Nolan praised Coda, the Port Authority's executive director, saying, “You're getting it done.” And Lamb, the LSW president, praised the union stevedores who broke from their shifts to attend the event along with one of their hulking cargo container movers, called a “reach grabber.”
“Without you doing what you do, we wouldn't be here,” Lamb said to his staff, some of whom nodded along in agreement.
Conversations about a partnership with CN started in December 2015, and it wasn't long before the CN executives realized they'd found a nearly turnkey operation in the Duluth port. The Clure is now one of almost 20 CN terminals throughout North America that is being used to help reinvent supply chains — taking some of the emphasis off of trucking and putting it back on rail to the coasts.
“Some people do the same things over and over again,” Reardon said, “but we prefer creating new ways to get products to market.”
Brian Hanson, president and CEO of APEX, a Duluth business development firm, watched the proceedings thinking the possibilities were endless.

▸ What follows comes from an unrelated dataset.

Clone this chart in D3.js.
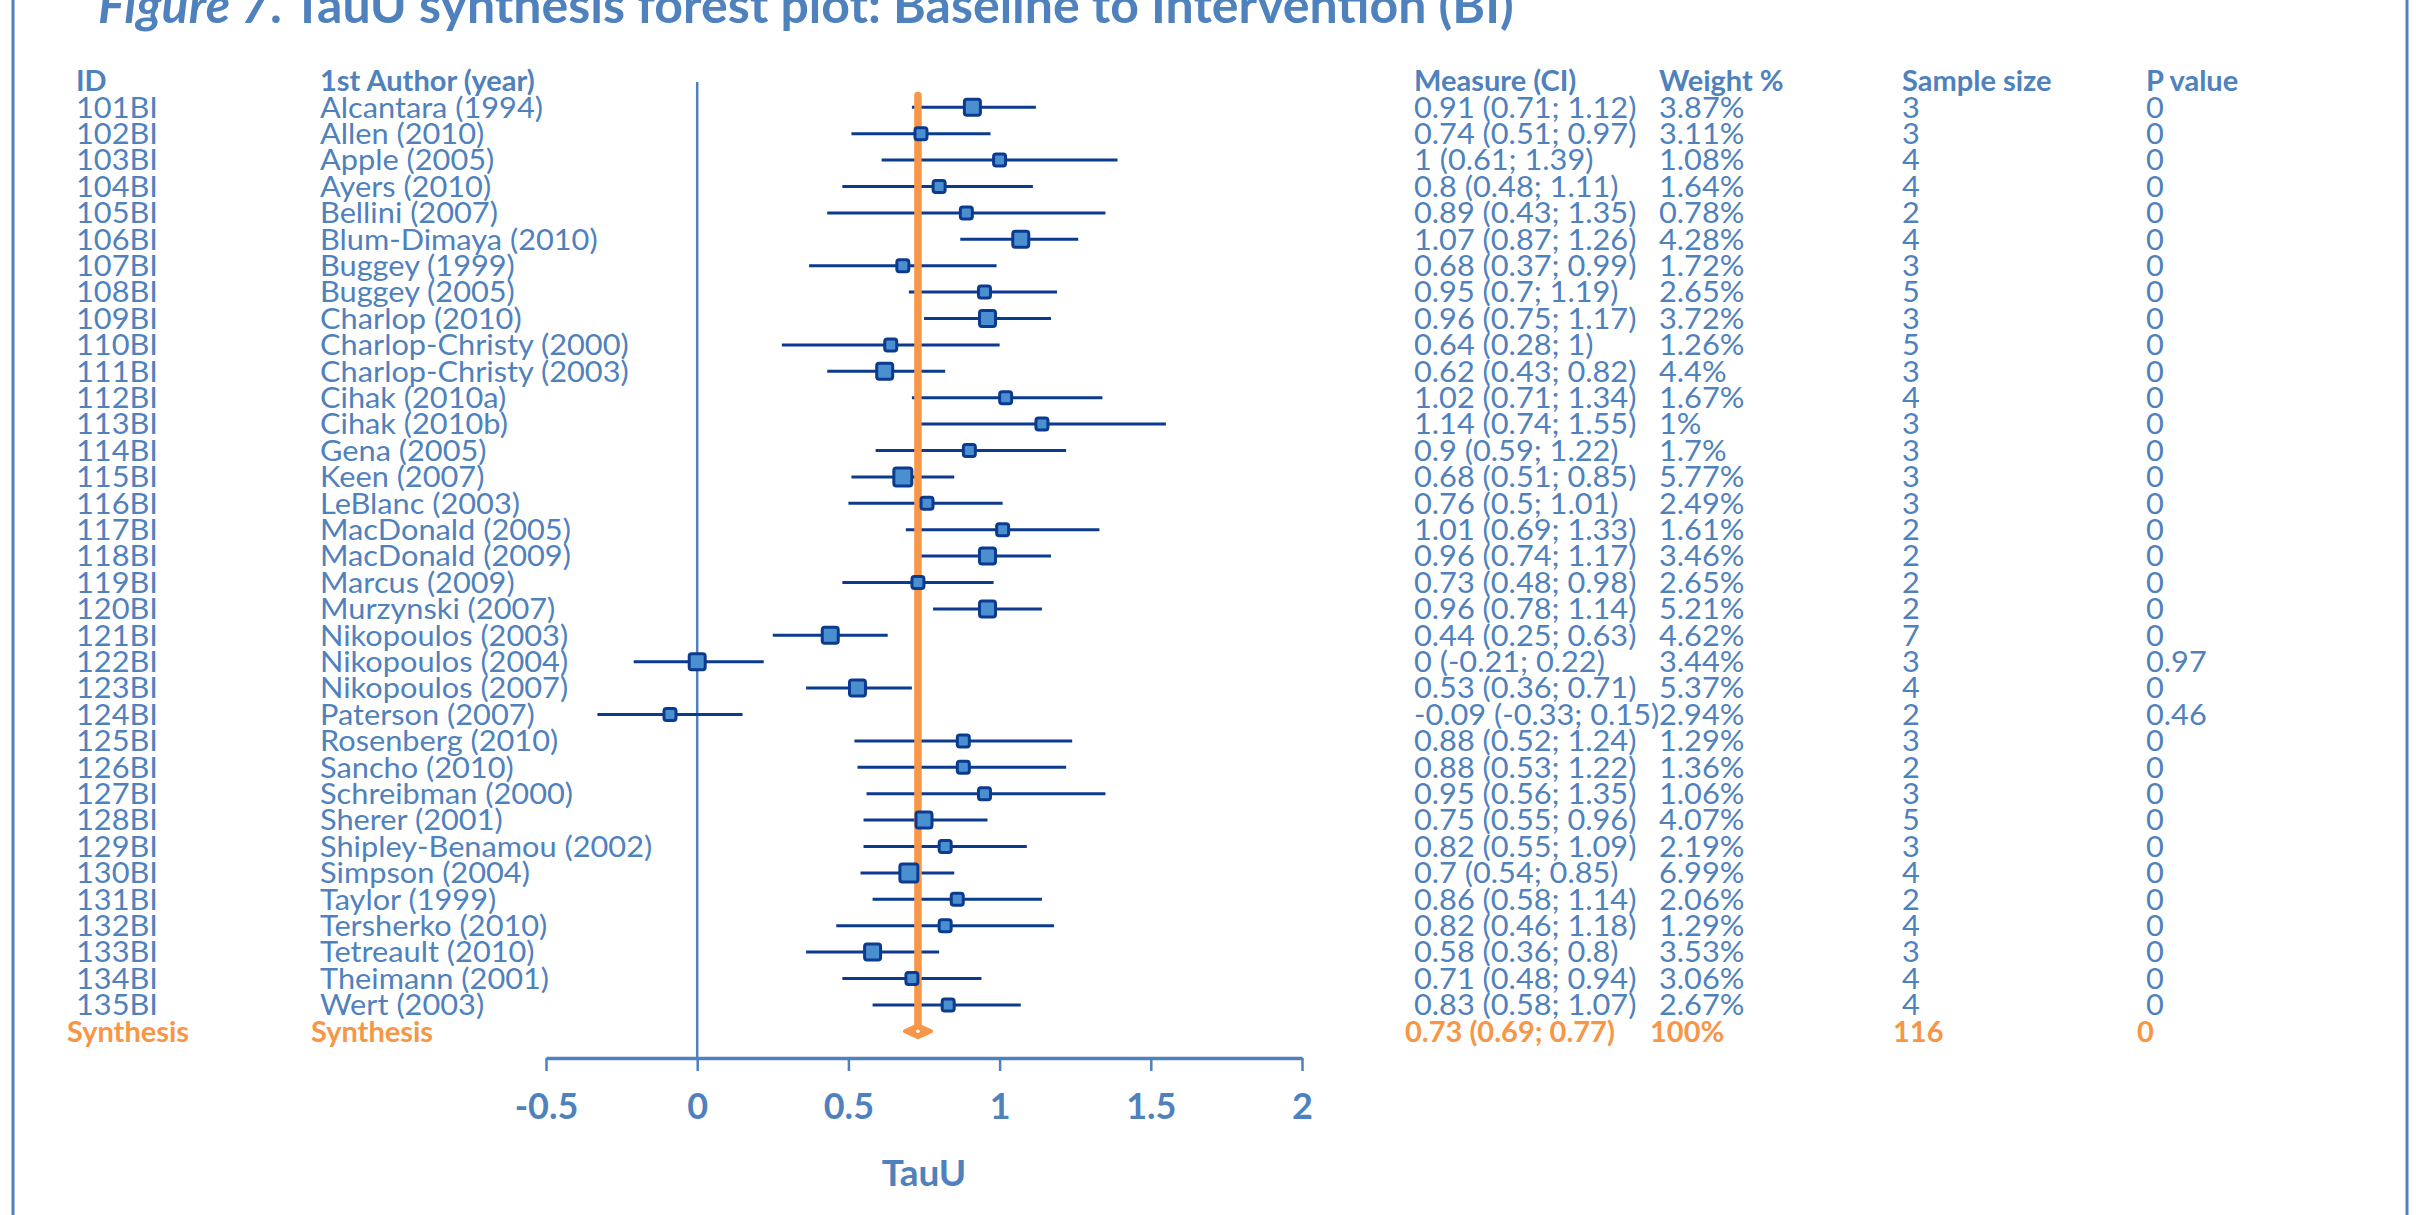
<!DOCTYPE html>
<html><head><meta charset="utf-8">
<script src="https://cdn.jsdelivr.net/npm/d3@7"></script>
<style>
html,body{margin:0;padding:0;background:#fff;}
svg{display:block;}
text{font-family:Lato,"Open Sans",sans-serif;}
</style></head>
<body>
<script>
// ---------- DATA ----------
const ids = ["101BI","102BI","103BI","104BI","105BI","106BI","107BI","108BI","109BI","110BI","111BI","112BI","113BI","114BI","115BI","116BI","117BI","118BI","119BI","120BI","121BI","122BI","123BI","124BI","125BI","126BI","127BI","128BI","129BI","130BI","131BI","132BI","133BI","134BI","135BI"];
const authors = ["Alcantara (1994)","Allen (2010)","Apple (2005)","Ayers (2010)","Bellini (2007)","Blum-Dimaya (2010)","Buggey (1999)","Buggey (2005)","Charlop (2010)","Charlop-Christy (2000)","Charlop-Christy (2003)","Cihak (2010a)","Cihak (2010b)","Gena (2005)","Keen (2007)","LeBlanc (2003)","MacDonald (2005)","MacDonald (2009)","Marcus (2009)","Murzynski (2007)","Nikopoulos (2003)","Nikopoulos (2004)","Nikopoulos (2007)","Paterson (2007)","Rosenberg (2010)","Sancho (2010)","Schreibman (2000)","Sherer (2001)","Shipley-Benamou (2002)","Simpson (2004)","Taylor (1999)","Tersherko (2010)","Tetreault (2010)","Theimann (2001)","Wert (2003)"];
const measures = [0.91,0.74,1,0.8,0.89,1.07,0.68,0.95,0.96,0.64,0.62,1.02,1.14,0.9,0.68,0.76,1.01,0.96,0.73,0.96,0.44,0,0.53,-0.09,0.88,0.88,0.95,0.75,0.82,0.7,0.86,0.82,0.58,0.71,0.83];
const lows =     [0.71,0.51,0.61,0.48,0.43,0.87,0.37,0.7,0.75,0.28,0.43,0.71,0.74,0.59,0.51,0.5,0.69,0.74,0.48,0.78,0.25,-0.21,0.36,-0.33,0.52,0.53,0.56,0.55,0.55,0.54,0.58,0.46,0.36,0.48,0.58];
const highs =    [1.12,0.97,1.39,1.11,1.35,1.26,0.99,1.19,1.17,1,0.82,1.34,1.55,1.22,0.85,1.01,1.33,1.17,0.98,1.14,0.63,0.22,0.71,0.15,1.24,1.22,1.35,0.96,1.09,0.85,1.14,1.18,0.8,0.94,1.07];
const weights =  [3.87,3.11,1.08,1.64,0.78,4.28,1.72,2.65,3.72,1.26,4.4,1.67,1,1.7,5.77,2.49,1.61,3.46,2.65,5.21,4.62,3.44,5.37,2.94,1.29,1.36,1.06,4.07,2.19,6.99,2.06,1.29,3.53,3.06,2.67];
const samples =  [3,3,4,4,2,4,3,5,3,5,3,4,3,3,3,3,2,2,2,2,7,3,4,2,3,2,3,5,3,4,2,4,3,4,4];
const pvalues =  [0,0,0,0,0,0,0,0,0,0,0,0,0,0,0,0,0,0,0,0,0,0.97,0,0.46,0,0,0,0,0,0,0,0,0,0,0];
const headers = ["ID","1st Author (year)","Measure (CI)","Weight %","Sample size","P value"];
const synthLabel = "Synthesis";
const synthMeasure = 0.73, synthLow = 0.69, synthHigh = 0.77, synthWeight = 100, synthSample = 116, synthP = 0;
const xTicks = [-0.5, 0, 0.5, 1, 1.5, 2];
const xTitle = "TauU";
const titleItalic = "Figure 7";
const titleRest = ". TauU synthesis forest plot: Baseline to Intervention (BI)";

// ---------- STYLE / LAYOUT ----------
const W = 2416, H = 1215;
const BLUE = "#4F81BD", NAVY = "#0B3A8F", FILL = "#4A90D0", ORANGE = "#F79646";
const FS = 29, SX = 1.06;
const colX = [76, 320, 1414, 1659, 1902, 2146];
const synthShift = -9;

const svg = d3.select("body").append("svg").attr("width", W).attr("height", H);

const x = d3.scaleLinear().domain([-0.5, 2]).range([546, 1302]);
const y = d3.scaleLinear().domain([0, 35]).range([107.3, 1031.3]);
const size = d3.scaleThreshold().domain([3.3, 5.5]).range([15, 19, 21]);

// frame
svg.append("line").attr("x1", 13).attr("x2", 13).attr("y1", 0).attr("y2", H).attr("stroke", BLUE).attr("stroke-width", 3);
svg.append("line").attr("x1", 2407).attr("x2", 2407).attr("y1", 0).attr("y2", H).attr("stroke", BLUE).attr("stroke-width", 3);

// title
const t = svg.append("text").attr("x", 98).attr("y", 23).attr("fill", BLUE)
  .attr("font-size", 50).attr("font-weight", "bold");
t.append("tspan").attr("font-style", "italic").text(titleItalic);
t.append("tspan").text(titleRest);

function txt(g, s, px, py, opts = {}) {
  return g.append("text")
    .attr("transform", `translate(${px},${py}) scale(${opts.bold ? 1 : SX},1)`)
    .attr("fill", opts.fill || BLUE)
    .attr("font-size", opts.fs || FS)
    .attr("font-weight", opts.bold ? "bold" : "normal")
    .text(s);
}

const textG = svg.append("g");
const base = 10.3;
// headers
headers.forEach((h, i) => txt(textG, h, colX[i], y(-1) + base, { bold: true }));
// rows
ids.forEach((id, i) => {
  const yy = y(i) + base;
  txt(textG, id, colX[0], yy);
  txt(textG, authors[i], colX[1], yy);
  txt(textG, `${measures[i]} (${lows[i]}; ${highs[i]})`, colX[2], yy);
  txt(textG, `${weights[i]}%`, colX[3], yy);
  txt(textG, `${samples[i]}`, colX[4], yy);
  txt(textG, `${pvalues[i]}`, colX[5], yy);
});
// synthesis row
{
  const yy = y(ids.length) + base;
  const o = { bold: true, fill: ORANGE };
  txt(textG, synthLabel, colX[0] + synthShift, yy, o);
  txt(textG, synthLabel, colX[1] + synthShift, yy, o);
  txt(textG, `${synthMeasure} (${synthLow}; ${synthHigh})`, colX[2] + synthShift, yy, o);
  txt(textG, `${synthWeight}%`, colX[3] + synthShift, yy, o);
  txt(textG, `${synthSample}`, colX[4] + synthShift, yy, o);
  txt(textG, `${synthP}`, colX[5] + synthShift, yy, o);
}

// zero line
svg.append("line").attr("x1", x(0)).attr("x2", x(0)).attr("y1", 82).attr("y2", 1058)
  .attr("stroke", BLUE).attr("stroke-width", 2.5);

// CI lines
svg.append("g").selectAll("line").data(ids).join("line")
  .attr("x1", (d, i) => x(lows[i])).attr("x2", (d, i) => x(highs[i]))
  .attr("y1", (d, i) => y(i)).attr("y2", (d, i) => y(i))
  .attr("stroke", NAVY).attr("stroke-width", 3);

// synthesis vertical line
svg.append("line").attr("x1", x(synthMeasure)).attr("x2", x(synthMeasure))
  .attr("y1", 95.5).attr("y2", y(ids.length))
  .attr("stroke", ORANGE).attr("stroke-width", 7.5).attr("stroke-linecap", "round");

// markers
svg.append("g").selectAll("rect").data(ids).join("rect")
  .attr("x", (d, i) => x(measures[i]) - (size(weights[i]) - 3) / 2)
  .attr("y", (d, i) => y(i) - (size(weights[i]) - 3) / 2)
  .attr("width", (d, i) => size(weights[i]) - 3)
  .attr("height", (d, i) => size(weights[i]) - 3)
  .attr("rx", 2.5)
  .attr("fill", FILL).attr("stroke", NAVY).attr("stroke-width", 3);

// synthesis diamond
{
  const cy = y(ids.length), cx = x(synthMeasure);
  const l = x(synthLow) - 1, r = x(synthHigh) + 1, hh = 6;
  svg.append("path").attr("d", `M${l},${cy}L${cx},${cy - hh}L${r},${cy}L${cx},${cy + hh}Z`)
    .attr("fill", ORANGE).attr("stroke", ORANGE).attr("stroke-width", 4).attr("stroke-linejoin", "round");
  svg.append("circle").attr("cx", cx).attr("cy", cy).attr("r", 1.8).attr("fill", "#fff");
}

// axis
const ax = svg.append("g").attr("transform", "translate(0,1058)")
  .call(d3.axisBottom(x).tickValues(xTicks).tickFormat(d => String(d)).tickSize(13).tickSizeOuter(0).tickPadding(22));
ax.select(".domain").attr("stroke", BLUE).attr("stroke-width", 3.5);
ax.selectAll(".tick line").attr("stroke", BLUE).attr("stroke-width", 2.5);
ax.selectAll(".tick text").attr("fill", BLUE).attr("font-size", 36).attr("font-weight", "bold")
  .attr("font-family", "Lato, sans-serif");

svg.append("text").attr("x", (x.range()[0] + x.range()[1]) / 2).attr("y", 1186)
  .attr("text-anchor", "middle").attr("fill", BLUE).attr("font-size", 37).attr("font-weight", "bold")
  .text(xTitle);
</script>
</body></html>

“It's creating a whole new target industry for us,” he said, describing how container shipments can combine with taconite iron ore, coal, grain and wind turbines to make an even more vital port — one more attractive to “a whole new category of prospect companies.”
To describe how the new arrangement is going, Nelson compared Duluth to a similar relatively new CN rail terminal in Indianapolis.
“The volume in the first three months in Duluth took us a year there,” he said.
Mayor Larson talked about how she's always believed the port was the city's best-kept secret, but added, “I feel like the secret is out.”